Tenant compte de ces résultats de mi-mandat, que peut-ont prévoir pour les deux années qui restent à Barack Obama avant les élections présidentielles de 2016 ? Lorsque les deux Chambres du Congrès sont dominées par le parti de l’opposition, le Président devient un « canard boiteux », ce qui veut dire qu’il n’a plus les moyens de mettre en pratique sa politique.

En effet à partir de 3 janvier 2015, ce sont les Républicains qui contrôleront l’ordre du jour du législatif. Ces derniers tenteront de passer quelques lois qui leur tiennent à cœur. On peut citer à titre d’exemple le développement de la production pétrolière par la construction de l’oléoduc Keystone XL entre le Canada et le Golfe du Mexique pour l’acheminement du pétrole. D’autres mesures vont être proposées par le Congrès pour booster la production de gaz naturel à partir du schiste.

Les Républicains sont en général favorables pour réduire le rôle de l’Etat, d’où certainement des propositions pour diminuer les dépenses publiques, simplifier les réglementations, et tenter d’abroger ou de diminuer l’Obamacare.

A l’inverse, le Congrès va s’opposer de toutes ses forces à la régularisation des sans-papiers, et à toute mesure environnementale susceptible de gêner l’économie américaine. Le Congrès va également essayer de limiter l’élargissement du salaire minimum fédéral qui a été mis en œuvre par l’administration Obama.

En politique étrangère, les Républicains seront favorables aux négociations de l’accord de libre-échange entre l’Union européenne et les Etats-Unis. Par contre, ils vont renforcer le soutien à Israël et s’opposer à toute nouvelle initiative en faveur des Palestiniens, sachant qu’ils sont encore plus pro-israéliens que les Démocrates.

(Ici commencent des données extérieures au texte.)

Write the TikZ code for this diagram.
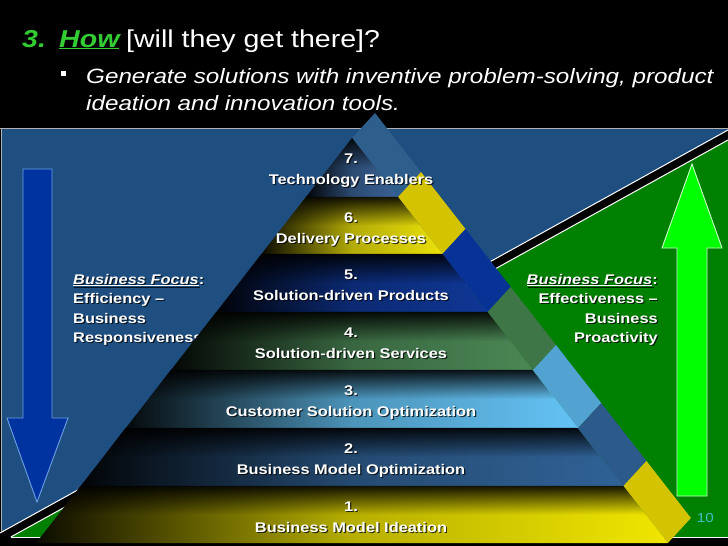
\documentclass[tikz,border=0pt]{standalone}
\usepackage{fontspec}
\setmainfont{Liberation Sans}[FakeStretch=1.17]
\usetikzlibrary{fadings}
\definecolor{panelblue}{RGB}{31,78,128}
\definecolor{panelgreen}{RGB}{0,128,0}
\definecolor{titlegreen}{RGB}{51,204,51}
\definecolor{arrowblue}{RGB}{0,51,160}
\definecolor{arrowblueedge}{RGB}{110,160,230}
\definecolor{arrowgreen}{RGB}{0,255,0}
\definecolor{pagecol}{RGB}{64,192,192}
\definecolor{cLseven}{RGB}{58,98,150}
\definecolor{cLsix}{RGB}{235,225,10}
\definecolor{cLfive}{RGB}{15,55,150}
\definecolor{cLfour}{RGB}{75,135,85}
\definecolor{cLthree}{RGB}{100,195,245}
\definecolor{cLtwo}{RGB}{48,98,150}
\definecolor{cLone}{RGB}{240,230,0}
\definecolor{cSseven}{RGB}{46,94,140}
\definecolor{cSsix}{RGB}{212,195,0}
\definecolor{cSfive}{RGB}{8,50,150}
\definecolor{cSfour}{RGB}{62,118,72}
\definecolor{cSthree}{RGB}{82,162,210}
\definecolor{cStwo}{RGB}{44,90,138}
\definecolor{cSone}{RGB}{212,195,0}
\tikzfading[name=topshade, top color=transparent!10, bottom color=transparent!100, middle color=transparent!100]
\newcommand\pyrlayer[2]{%
  \shade[left color=#1!5!black, right color=#1, middle color=#1!76!black] #2;%
  \fill[black, path fading=topshade] #2;}
\begin{document}
\begin{tikzpicture}[x=1pt,y=-1pt,
  sidetxt/.style={font=\fontsize{14}{16}\selectfont\bfseries, text=white, inner sep=0pt},
  sideshadow/.style={font=\fontsize{14}{16}\selectfont\bfseries, text=black, opacity=0.75, inner sep=0pt},
  pyrtxt/.style={font=\fontsize{14}{16}\selectfont\bfseries, text=white, inner sep=0pt, anchor=base},
  pyrshadow/.style={font=\fontsize{14}{16}\selectfont\bfseries, text=black, opacity=0.75, inner sep=0pt, anchor=base},
  titletxt/.style={anchor=base west, inner sep=0pt},
  bullettxt/.style={anchor=base west, inner sep=0pt, font=\fontsize{20.7}{27}\selectfont\itshape, text=white}]
\fill[black] (0,0) rectangle (728,546);
\useasboundingbox (0,0) rectangle (728,546);

% panel
\fill[panelblue] (2,128) -- (728,128) -- (728,130) -- (2,531.9) -- cycle;
\fill[panelgreen] (728,140) -- (728,537) -- (10.8,537) -- cycle;
\draw[white, line width=1pt] (0,533) -- (728,130);
\draw[white, line width=1pt] (10.8,537) -- (728,140);
\draw[white, line width=0.8pt] (10.8,537) -- (728,537);
\draw[gray!60, line width=1pt] (0,128.5) -- (728,128.5);
\draw[gray!60, line width=1pt] (1.5,128) -- (1.5,532);

% arrows
\draw[fill=arrowblue, draw=arrowblueedge, line width=0.9pt]
  (23,169) -- (52,169) -- (52,418) -- (68,418) -- (37,502) -- (7,418) -- (23,418) -- cycle;
\draw[fill=arrowgreen, draw=green!20!white, line width=0.9pt]
  (692,164) -- (722,248) -- (707,248) -- (707,496) -- (677,496) -- (677,248) -- (662,248) -- cycle;

% side labels
\foreach \t/\y/\n in {{\underline{\itshape Business Focus}:}/284/1, {Efficiency --}/303/2, {Business}/323/3, {Responsiveness}/342/4} {
  \node[sideshadow, anchor=base west] (lfs\n) at (74.2,\y+1.2) {\t};
  \node[sidetxt, anchor=base west] (lf\n) at (73,\y) {\t};
}
\foreach \t/\y/\n in {{\underline{\itshape Business Focus}:}/284/1, {Effectiveness --}/303/2, {Business}/323/3, {Proactivity}/342/4} {
  \node[sideshadow, anchor=base east] (rfs\n) at (659.2,\y+1.2) {\t};
  \node[sidetxt, anchor=base east] (rf\n) at (658,\y) {\t};
}

% pyramid side face
\fill[cSseven] (375,113) -- (352,138) -- (398,197) -- (421,172) -- cycle;
\fill[cSsix] (398,197) -- (442.5,254) -- (465.5,229) -- (421,172) -- cycle;
\fill[cSfive] (442.5,254) -- (487.7,312) -- (510.7,287) -- (465.5,229) -- cycle;
\fill[cSfour] (487.7,312) -- (533,370) -- (556,345) -- (510.7,287) -- cycle;
\fill[cSthree] (533,370) -- (578.2,428) -- (601.2,403) -- (556,345) -- cycle;
\fill[cStwo] (578.2,428) -- (623.4,486) -- (646.4,461) -- (601.2,403) -- cycle;
\fill[cSone] (623.4,486) -- (667.9,543) -- (690.9,518) -- (646.4,461) -- cycle;

% pyramid front layers
\pyrlayer{cLseven}{(352,138) -- (398,197) -- (306,197) -- cycle}
\pyrlayer{cLsix}{(306,197) -- (398,197) -- (442.5,254) -- (261.5,254) -- cycle}
\pyrlayer{cLfive}{(261.5,254) -- (442.5,254) -- (487.7,312) -- (216.3,312) -- cycle}
\pyrlayer{cLfour}{(216.3,312) -- (487.7,312) -- (533,370) -- (171,370) -- cycle}
\pyrlayer{cLthree}{(171,370) -- (533,370) -- (578.2,428) -- (125.8,428) -- cycle}
\pyrlayer{cLtwo}{(125.8,428) -- (578.2,428) -- (623.4,486) -- (80.6,486) -- cycle}
\pyrlayer{cLone}{(80.6,486) -- (623.4,486) -- (667.9,543) -- (36.1,543) -- cycle}

% layer labels
\foreach \k/\nm/\yt in {7/Technology Enablers/138, 6/Delivery Processes/197, 5/Solution-driven Products/254, 4/Solution-driven Services/312, 3/Customer Solution Optimization/370, 2/Business Model Optimization/428, 1/Business Model Ideation/486} {
  \node[pyrshadow] (ns\k) at (352.2,\yt+26.2) {\k.};
  \node[pyrtxt] (n\k) at (351,\yt+25) {\k.};
  \node[pyrshadow] (ms\k) at (352.2,\yt+47.2) {\nm};
  \node[pyrtxt] (m\k) at (351,\yt+46) {\nm};
}

% title
\node[titletxt, font=\fontsize{24.4}{28}\selectfont\bfseries\itshape, text=titlegreen] (t1) at (22,47) {3.};
\node[titletxt, font=\fontsize{24.4}{28}\selectfont\bfseries\itshape, text=titlegreen] (t2) at (59,47) {\underline{How}};
\node[titletxt, font=\fontsize{24.4}{28}\selectfont, text=white] (t3) at (126,47) {[will they get there]?};
\fill[white] (61,71) rectangle (66,76);
\node[bullettxt] (b1) at (86,83) {Generate solutions with inventive problem-solving, product};
\node[bullettxt] (b2) at (86,110) {ideation and innovation tools.};

% page number
\node[anchor=base east, inner sep=0pt, font=\fontsize{13}{15}\selectfont, text=pagecol] (pg) at (714,522) {10};
\end{tikzpicture}
\end{document}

Heureusement, la Constitution américaine prévoit un droit de véto du Président à toute proposition de loi du Congrès. Ce qui ne permettra pas à ce dernier de faire valider ses propositions sans l’aval du Président. Cela entraînera naturellement une cohabitation entre le Président et le Congrès pendant les deux années à venir. Le Congrès aura également le souci de ne pas bloquer la machine législative, alors que 75% des Américains désapprouvent le travail du Congrès.

Pour gagner les élections présidentielles de 2016, les Républicains afin de rallier le maximum d’Américains doivent présenter un bilan positif pendant les deux années de cohabitation.

En ce qui concerne les relations du Maroc avec les Etats-unis, il n’y aura pas de changement. Au contraire les Républicains ont toujours été favorables à notre pays. Par contre, il ne faut s’attendre à aucune initiative des Etats-Unis vis-à-vis des Palestiniens. La seule issue pour la résolution du conflit israélo-palestinien viendra d’Europe, puisque déjà la Suède a reconnu l’Etat palestinien, et que la Haute Représentante de l’Union européenne pour les Affaires étrangères a déclaré à Gaza qu’il faut reconnaître un Etat palestinien.